First high power sparks

With some help from my friend Tomáš we were able to tune the phase lead on board of the UD+ driver. We also set the primary current limit to around 450A. 


img.20 - Tomáš scoping the bridge

img.21. - Static load test

img.22 - Bridge waveforms

vid.4. - High power sparks

Yet another set of promising results. During static load test the coil was drawing well over 2kW of power. We let the coil running with an iron pan as a load running for over 5 minutes continuously and the temperature of the IGBTs did not climb even 5C above ambient. The efficiency of the switching must be enormous. I'm also very happy with the waveforms. On image#22 we can see voltage between C-E of one of the low-side IGBTs (Yellow - 100V/div) and primary current (Red - 100A/div). Near perfect zero current switching. The real limitation during the static load test was the iron pan getting extremely hot. Few minutes later and the wood underneath would catch fire. This was also quite drastically heating up the primary coil. 

After all these tests I was quite confident during the first high power run with secondary in place.

Results of first high power test

On the video#4 we can observe the coil performing at well over 3kW with on-times in the range up to 3ms! The thing I was most worried about was the solder connection of the different wires on the secondary coil but that seems just fine. On the other hand, other problems became present. 

First of all, better tuning is needed. With long-pulse coils we can expect the sparks to be up to 5x the size of the secondary coil. In my case I was lucky to get 3x. 

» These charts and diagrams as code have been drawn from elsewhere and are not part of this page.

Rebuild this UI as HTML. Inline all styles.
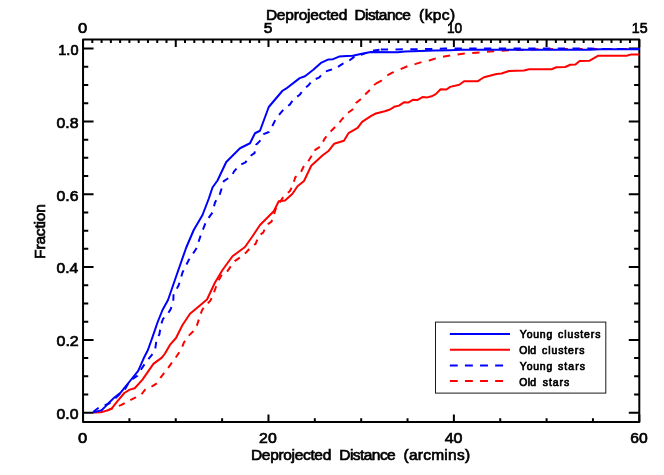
<!DOCTYPE html>
<html><head><meta charset="utf-8"><title>plot</title>
<style>
html,body{margin:0;padding:0;background:#fff;}
body{width:664px;height:475px;overflow:hidden;}
svg{display:block;will-change:transform;}
text{font-family:"Liberation Sans",sans-serif;fill:#000;stroke:#000;stroke-width:0.7px;}
</style></head><body>
<svg width="664" height="475" viewBox="0 0 664 475">
<rect x="0" y="0" width="664" height="475" fill="#ffffff"/>
<g stroke="#000" stroke-width="2" fill="none" stroke-linecap="butt">
<rect x="83.05" y="39.45" width="556.25" height="382.55" stroke-linejoin="round"/>
<path d="M83.05 422.0v-7.5M129.40 422.0v-3.7M175.76 422.0v-3.7M222.11 422.0v-3.7M268.47 422.0v-7.5M314.82 422.0v-3.7M361.18 422.0v-3.7M407.53 422.0v-3.7M453.88 422.0v-7.5M500.24 422.0v-3.7M546.59 422.0v-3.7M592.95 422.0v-3.7M639.30 422.0v-7.5M83.05 39.45v7.5M92.32 39.45v3.5M101.59 39.45v3.5M110.86 39.45v3.5M120.13 39.45v3.5M129.40 39.45v3.5M138.68 39.45v3.5M147.95 39.45v3.5M157.22 39.45v3.5M166.49 39.45v3.5M175.76 39.45v7.5M185.03 39.45v3.5M194.30 39.45v3.5M203.57 39.45v3.5M212.84 39.45v3.5M222.11 39.45v3.5M231.38 39.45v3.5M240.65 39.45v3.5M249.93 39.45v3.5M259.20 39.45v3.5M268.47 39.45v7.5M277.74 39.45v3.5M287.01 39.45v3.5M296.28 39.45v3.5M305.55 39.45v3.5M314.82 39.45v3.5M324.09 39.45v3.5M333.36 39.45v3.5M342.63 39.45v3.5M351.90 39.45v3.5M361.18 39.45v7.5M370.45 39.45v3.5M379.72 39.45v3.5M388.99 39.45v3.5M398.26 39.45v3.5M407.53 39.45v3.5M416.80 39.45v3.5M426.07 39.45v3.5M435.34 39.45v3.5M444.61 39.45v3.5M453.88 39.45v7.5M463.15 39.45v3.5M472.43 39.45v3.5M481.70 39.45v3.5M490.97 39.45v3.5M500.24 39.45v3.5M509.51 39.45v3.5M518.78 39.45v3.5M528.05 39.45v3.5M537.32 39.45v3.5M546.59 39.45v7.5M555.86 39.45v3.5M565.13 39.45v3.5M574.40 39.45v3.5M583.67 39.45v3.5M592.95 39.45v3.5M602.22 39.45v3.5M611.49 39.45v3.5M620.76 39.45v3.5M630.03 39.45v3.5M639.30 39.45v7.5M83.05 412.70h10.5M639.3 412.70h-10.5M83.05 394.50h5.2M639.3 394.50h-5.2M83.05 376.29h5.2M639.3 376.29h-5.2M83.05 358.08h5.2M639.3 358.08h-5.2M83.05 339.88h10.5M639.3 339.88h-10.5M83.05 321.68h5.2M639.3 321.68h-5.2M83.05 303.47h5.2M639.3 303.47h-5.2M83.05 285.26h5.2M639.3 285.26h-5.2M83.05 267.06h10.5M639.3 267.06h-10.5M83.05 248.86h5.2M639.3 248.86h-5.2M83.05 230.65h5.2M639.3 230.65h-5.2M83.05 212.45h5.2M639.3 212.45h-5.2M83.05 194.24h10.5M639.3 194.24h-10.5M83.05 176.04h5.2M639.3 176.04h-5.2M83.05 157.83h5.2M639.3 157.83h-5.2M83.05 139.63h5.2M639.3 139.63h-5.2M83.05 121.42h10.5M639.3 121.42h-10.5M83.05 103.21h5.2M639.3 103.21h-5.2M83.05 85.01h5.2M639.3 85.01h-5.2M83.05 66.81h5.2M639.3 66.81h-5.2M83.05 48.60h10.5M639.3 48.60h-10.5"/>
</g>
<clipPath id="cp"><rect x="83.05" y="39.45" width="556.25" height="382.55"/></clipPath>
<g clip-path="url(#cp)" fill="none" stroke-width="2" stroke-linejoin="round">
<polyline points="107.00,410.60 112.50,408.30 121.50,404.90 127.75,401.40 134.70,397.90 140.90,395.10 145.10,389.60 152.00,386.40 156.90,383.30 160.40,377.80 165.25,371.50 168.00,368.00 176.80,356.00 181.70,348.30 183.75,342.80 188.60,335.80 192.80,331.70 196.90,325.40 199.00,319.20 201.80,310.80 204.60,306.00 210.10,301.10 212.90,295.60 217.50,282.50 222.20,273.80 227.10,271.60 231.90,264.60 234.70,261.10 241.70,256.30 245.80,252.80 251.40,246.60 255.60,243.80 259.00,235.40 263.20,232.70 266.70,225.00 271.50,221.60 276.25,207.50 283.75,196.25 290.00,190.90 293.00,184.80 295.30,177.30 300.60,172.70 303.60,166.70 308.20,161.40 312.00,155.30 312.90,155.20 315.20,149.90 321.20,146.10 324.20,139.30 328.80,133.20 332.60,129.50 337.90,124.20 341.70,119.60 347.00,113.50 352.30,109.80 356.00,103.00 360.60,99.20 365.90,93.80 370.50,89.30 375.40,83.80" stroke="#ff0000" stroke-dasharray="6.4 6.4"/>
<polyline points="375.40,83.80 381.40,80.70 386.30,75.90 392.30,72.70 398.90,69.90 408.60,65.70 415.80,63.90 422.40,61.80 430.00,60.30 436.30,58.20 447.00,55.90 461.00,53.90 476.00,52.70 490.00,51.50 510.00,50.30 530.00,49.40 560.00,49.00 639.30,49.00" stroke="#ff0000" stroke-dasharray="7.3 7.45"/>
<polyline points="94.00,412.60 101.00,412.30 107.60,410.40 111.80,408.30 117.30,401.40 124.30,393.00 129.80,389.60 134.70,388.20 142.30,379.90 153.40,363.90 161.80,357.60 165.00,353.50 169.90,344.90 176.00,338.00 182.50,325.00 190.00,313.75 197.50,307.50 207.00,299.50 215.00,282.50 222.50,270.00 232.50,256.25 245.00,247.00 252.50,236.25 260.00,225.00 273.75,211.25 278.75,201.25 285.00,200.50 292.50,193.75 297.50,186.25 304.00,181.00 311.25,165.75 322.70,155.20 328.80,150.70 334.10,143.80 343.90,140.80 348.50,133.20 357.60,127.90 362.10,121.90 371.20,115.80 375.80,113.50 384.80,111.30 390.00,109.50 394.20,106.80 399.00,105.60 403.90,102.30 408.10,102.60 412.90,99.80 417.70,99.90 422.50,97.10 427.30,97.40 431.60,96.30 435.80,94.10 440.60,89.30 446.40,89.50 450.20,86.90 459.30,84.70 464.10,81.20 477.90,81.20 484.00,77.25 496.50,74.00 501.50,73.50 509.00,71.00 524.00,70.50 529.00,69.25 551.50,69.25 556.50,67.25 565.25,67.00 570.25,64.75 575.50,64.50 579.60,60.90 589.30,60.80 598.30,55.70 626.60,55.70 631.40,54.40 639.30,54.40" stroke="#ff0000"/>
<polyline points="93.50,411.80 97.90,408.30 101.40,406.70 109.00,403.50 112.50,400.70 119.40,394.40 123.60,391.70 128.40,383.30 131.20,379.90 137.50,375.70 140.25,370.80 146.00,362.00 152.75,353.90 155.30,348.30 156.70,338.60 159.40,334.40 160.80,325.40 162.90,319.20 167.80,313.60 170.60,309.40 173.30,301.10 173.50,295.00 178.75,285.00 182.50,272.50 188.75,260.00 196.25,248.75 201.25,233.75 206.25,221.25 212.50,212.50 215.00,202.50 220.00,193.75 223.80,181.20 231.80,175.90 234.10,171.40 239.40,165.30 245.50,162.30 250.00,156.20 254.50,153.20 256.10,144.80 259.80,141.10 263.60,134.20 268.90,132.00 272.70,125.20 275.80,119.10 280.30,113.40 284.50,108.40 289.80,104.60 293.60,99.30 299.70,94.80 303.50,89.50 308.80,84.90 312.60,80.40 319.40,77.30 323.90,72.00 330.80,69.80 336.80,67.50 342.90,63.70 348.20,61.40 354.20,56.90 361.80,54.60 369.40,51.60 373.90,50.40 380.80,49.60" stroke="#0000ff" stroke-dasharray="6.5 6.5"/>
<polyline points="380.80,49.50 420.00,49.20 445.00,48.60 590.00,48.40 597.00,49.00 639.30,49.10" stroke="#0000ff" stroke-dasharray="7.3 7.45"/>
<polyline points="92.80,412.20 97.00,411.40 101.60,410.20 105.00,406.90 109.00,402.80 113.20,398.60 120.80,392.40 125.50,386.70 129.80,381.25 138.20,370.80 143.70,358.30 147.90,350.00 152.50,337.20 157.50,322.50 162.50,310.00 168.00,300.00 177.50,272.50 186.25,247.50 193.75,230.00 202.50,215.00 208.75,198.75 212.50,187.50 217.50,180.50 226.25,162.00 240.00,148.25 250.00,143.25 255.00,133.25 260.00,130.75 268.75,107.00 282.50,90.75 286.00,88.70 299.70,78.10 305.00,76.30 313.30,69.80 320.90,62.90 328.50,59.40 333.00,59.20 339.10,56.60 346.70,55.90 352.70,55.70 361.80,53.80 370.90,52.10 397.50,52.25 405.00,51.50 435.00,50.60 450.00,50.20 462.00,49.70 590.00,49.70 600.00,49.30 639.30,49.20" stroke="#0000ff"/>
</g>
<text x="265.90" y="20.30" style="font-size:15.5px;letter-spacing:-0.210px;stroke-width:0.7px">Deprojected</text>
<text x="354.40" y="20.30" style="font-size:15.5px;letter-spacing:-0.557px;stroke-width:0.7px">Distance</text>
<text x="419.10" y="20.30" style="font-size:15.5px;letter-spacing:0.412px;stroke-width:0.7px">(kpc)</text>
<text x="251.00" y="459.90" style="font-size:15.5px;letter-spacing:-0.330px;stroke-width:0.7px">Deprojected</text>
<text x="339.30" y="459.90" style="font-size:15.5px;letter-spacing:-0.557px;stroke-width:0.7px">Distance</text>
<text x="403.50" y="459.90" style="font-size:15.5px;letter-spacing:0.250px;stroke-width:0.7px">(arcmins)</text>
<text transform="translate(78.25,443.00) scale(1.0687,1)" x="-0.25" y="0" style="font-size:15.5px;stroke-width:0.7px">0</text>
<text transform="translate(259.60,443.00) scale(1.0242,1)" x="-0.50" y="0" style="font-size:15.5px;stroke-width:0.7px">20</text>
<text transform="translate(444.70,443.00) scale(1.0353,1)" x="-0.00" y="0" style="font-size:15.5px;stroke-width:0.7px">40</text>
<text transform="translate(630.70,443.00) scale(1.0121,1)" x="-0.50" y="0" style="font-size:15.5px;stroke-width:0.7px">60</text>
<text transform="translate(78.25,33.30) scale(1.0687,1)" x="-0.25" y="0" style="font-size:15.5px;stroke-width:0.7px">0</text>
<text transform="translate(264.10,33.30) scale(1.0000,1)" x="-0.25" y="0" style="font-size:15.5px;stroke-width:0.7px">5</text>
<text transform="translate(447.60,33.30) scale(0.8862,1)" x="-0.75" y="0" style="font-size:15.5px;stroke-width:0.7px">10</text>
<text transform="translate(632.50,33.30) scale(0.9169,1)" x="-0.75" y="0" style="font-size:15.5px;stroke-width:0.7px">15</text>
<text transform="translate(56.80,419.10) scale(1.0190,1)" x="-0.25" y="0" style="font-size:15.5px;stroke-width:0.7px">0.0</text>
<text transform="translate(56.80,346.28) scale(1.0313,1)" x="-0.25" y="0" style="font-size:15.5px;stroke-width:0.7px">0.2</text>
<text transform="translate(56.80,273.46) scale(1.0071,1)" x="-0.25" y="0" style="font-size:15.5px;stroke-width:0.7px">0.4</text>
<text transform="translate(56.80,200.64) scale(1.0190,1)" x="-0.25" y="0" style="font-size:15.5px;stroke-width:0.7px">0.6</text>
<text transform="translate(56.80,127.82) scale(1.0190,1)" x="-0.25" y="0" style="font-size:15.5px;stroke-width:0.7px">0.8</text>
<text transform="translate(59.00,55.00) scale(0.9366,1)" x="-0.75" y="0" style="font-size:15.5px;stroke-width:0.7px">1.0</text>
<text x="519.85" y="337.90" style="font-size:10.4px;letter-spacing:0.825px;stroke-width:0.7px">Young</text>
<text x="558.00" y="337.90" style="font-size:10.4px;letter-spacing:0.950px;stroke-width:0.7px">clusters</text>
<text x="519.35" y="354.00" style="font-size:10.4px;letter-spacing:0.250px;stroke-width:0.7px">Old</text>
<text x="542.00" y="354.00" style="font-size:10.4px;letter-spacing:0.950px;stroke-width:0.7px">clusters</text>
<text x="519.85" y="369.70" style="font-size:10.4px;letter-spacing:0.825px;stroke-width:0.7px">Young</text>
<text x="558.00" y="369.70" style="font-size:10.4px;letter-spacing:1.100px;stroke-width:0.7px">stars</text>
<text x="519.35" y="385.60" style="font-size:10.4px;letter-spacing:0.250px;stroke-width:0.7px">Old</text>
<text x="542.80" y="385.60" style="font-size:10.4px;letter-spacing:0.975px;stroke-width:0.7px">stars</text>
<g transform="translate(45.2,257.9) rotate(-90)">
<text x="-1.00" y="0.00" style="font-size:15.5px;letter-spacing:-0.164px;stroke-width:0.7px">Fraction</text>
</g>
<rect x="435.5" y="322.1" width="170.3" height="71.0" fill="none" stroke="#1a1a1a" stroke-width="1"/>
<g fill="none" stroke-width="2">
<path d="M449.85 333.95H510" stroke="#0000ff"/>
<path d="M449.85 349.7H510" stroke="#ff0000"/>
<path d="M449.85 365.4H510" stroke="#0000ff" stroke-dasharray="7.9 7.2"/>
<path d="M449.85 381.1H510" stroke="#ff0000" stroke-dasharray="7.9 7.2"/>
</g>
</svg></body></html>
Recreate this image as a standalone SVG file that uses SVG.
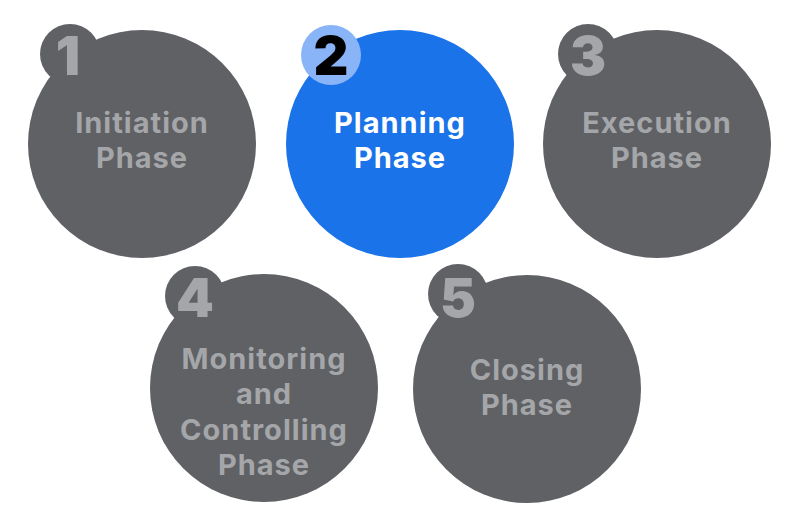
<svg xmlns="http://www.w3.org/2000/svg" width="800" height="527" viewBox="0 0 800 527">
<style>
.big{fill:#5f6165}
.badge{fill:#5f6165}
.lbl{font-family:Inter,"Liberation Sans",sans-serif;font-weight:700;font-size:29px;letter-spacing:1px;fill:#a4a6a9;text-anchor:middle}
.num{font-family:Inter,"Liberation Sans",sans-serif;font-weight:900;font-size:54px;fill:#a4a6a9;text-anchor:middle}
.blue{fill:#1a73e8}
.lblue{fill:#8ab4f8}
.wt{fill:#ffffff}
.bk{fill:#000000}
</style>
<rect width="800" height="527" fill="#ffffff"/>
<g id="node1">
<circle class="badge" cx="70" cy="54" r="30"/>
<circle class="big" cx="142" cy="144" r="114"/>
<text class="num" x="68" y="75">1</text>
<text class="lbl" x="142" y="133">Initiation</text>
<text class="lbl" x="142" y="168">Phase</text>
</g>
<g id="node2">
<circle class="blue" cx="400" cy="144" r="114"/>
<circle class="lblue" cx="331" cy="55" r="30"/>
<text class="num bk" x="331" y="75">2</text>
<text class="lbl wt" x="400" y="133">Planning</text>
<text class="lbl wt" x="400" y="168">Phase</text>
</g>
<g id="node3">
<circle class="badge" cx="588" cy="54" r="30"/>
<circle class="big" cx="657" cy="144" r="114"/>
<text class="num" x="588" y="75">3</text>
<text class="lbl" x="657" y="133">Execution</text>
<text class="lbl" x="657" y="168">Phase</text>
</g>
<g id="node4">
<circle class="badge" cx="195" cy="296" r="30"/>
<circle class="big" cx="264" cy="388" r="114"/>
<text class="num" x="195" y="317">4</text>
<text class="lbl" x="264" y="369">Monitoring</text>
<text class="lbl" x="264" y="404">and</text>
<text class="lbl" x="264" y="440">Controlling</text>
<text class="lbl" x="264" y="475">Phase</text>
</g>
<g id="node5">
<circle class="badge" cx="458" cy="294" r="30"/>
<circle class="big" cx="527" cy="389" r="114"/>
<text class="num" x="458" y="317">5</text>
<text class="lbl" x="527" y="380">Closing</text>
<text class="lbl" x="527" y="415">Phase</text>
</g>
<g id="connectors"></g>
</svg>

Furthermore, I need to upgrade the top-load. My current top-load is some aluminum tubbing wrapped with multiple layers of aluminum tape. This is a cheap and simple solution but it lacks the surface smoothness. This resulted in arcs continuously shooting from multiple breakout points at the same time. Also even more importantly, at low BPS the arcs just want to jump down to the ground strike rail and we even got some strikes to primary coil! This is very destructive and I was lucky the IGBTs survived. This calls for better top-load construction. Smoother and bigger.